After the website published the news that Huachen Auction Company will begin the bidding for Mao's portrait on June 3, thousands went online expressing hopes that the government authority will end the auction, Saturday's China Daily reported.
The original model for the Mao painting that hung over high through the 1950s on Beijing's Tiananmen Rostrum, the symbol of the China's Communist revolution, is expected to fetch 1 million to 1.2 million yuan (120,000-150,000 U.S. dollars).
"I strongly oppose the auction of Chairman Mao's portrait because it is neither a mere piece of artistic work nor a commercial activity. Mao Zedong is the spirit of our great nation, " an anonymous person said on the Internet.

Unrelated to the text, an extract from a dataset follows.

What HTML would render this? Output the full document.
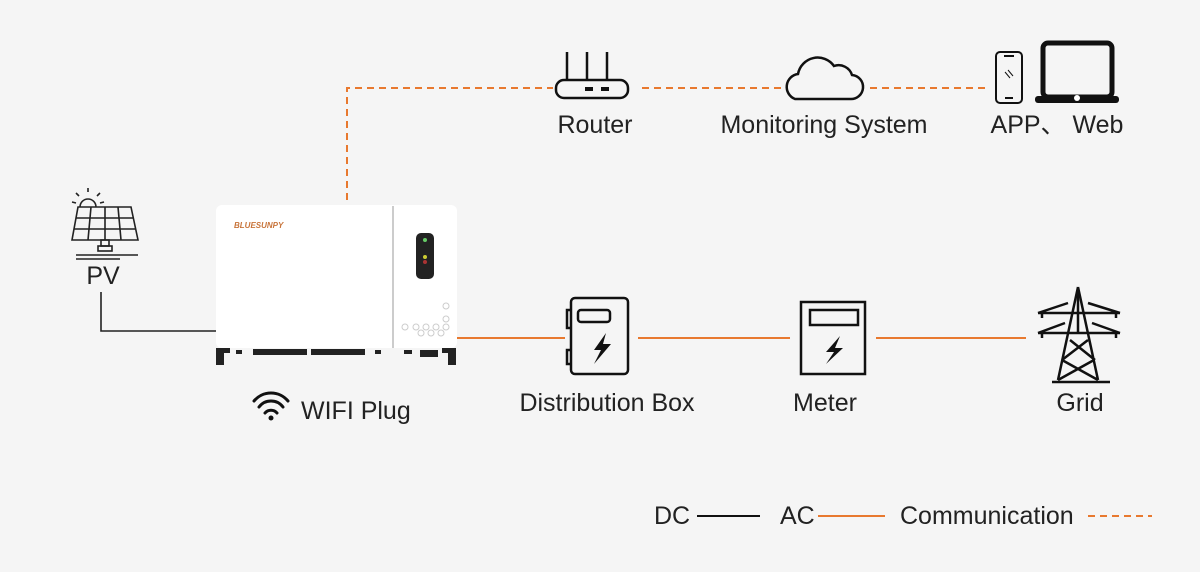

"How dare they do such a thing! If they sold Mao's portrait today, they will sold Tiananmen Rostrum the other day." another person said.
The portrait was painted by Zhang Zhenshi, known as the best portraitist in China specialized in the painting of Mao. He was among more than 30 painters invited from around the country to create a new portrait of Mao to mark the first anniversary of the People's Republic of China in 1950.
Mao, the founder of the People's Republic of China, was born in 1893 and passed away in 1976.
Mei Ligang, a spokesman with the Beijing Auction House, was quoted as saying that the sale is open to both Chinese and foreign bidders, an act regarded by many as of irreverence to the late leader.
Some netizens against it suggested that a China's museum should collect the historical portrait. "The portrait is worth far more than its monetary value in terms of art and history," Chen Lusheng, a researcher from the China National Museum of Fine Arts, was quoted as saying.
Articles relating to Mao have been popular at auctions. In 2003, an oil painting of Mao by Dong Xiwen was auctioned for 220,000 yuan (27,000 dollars).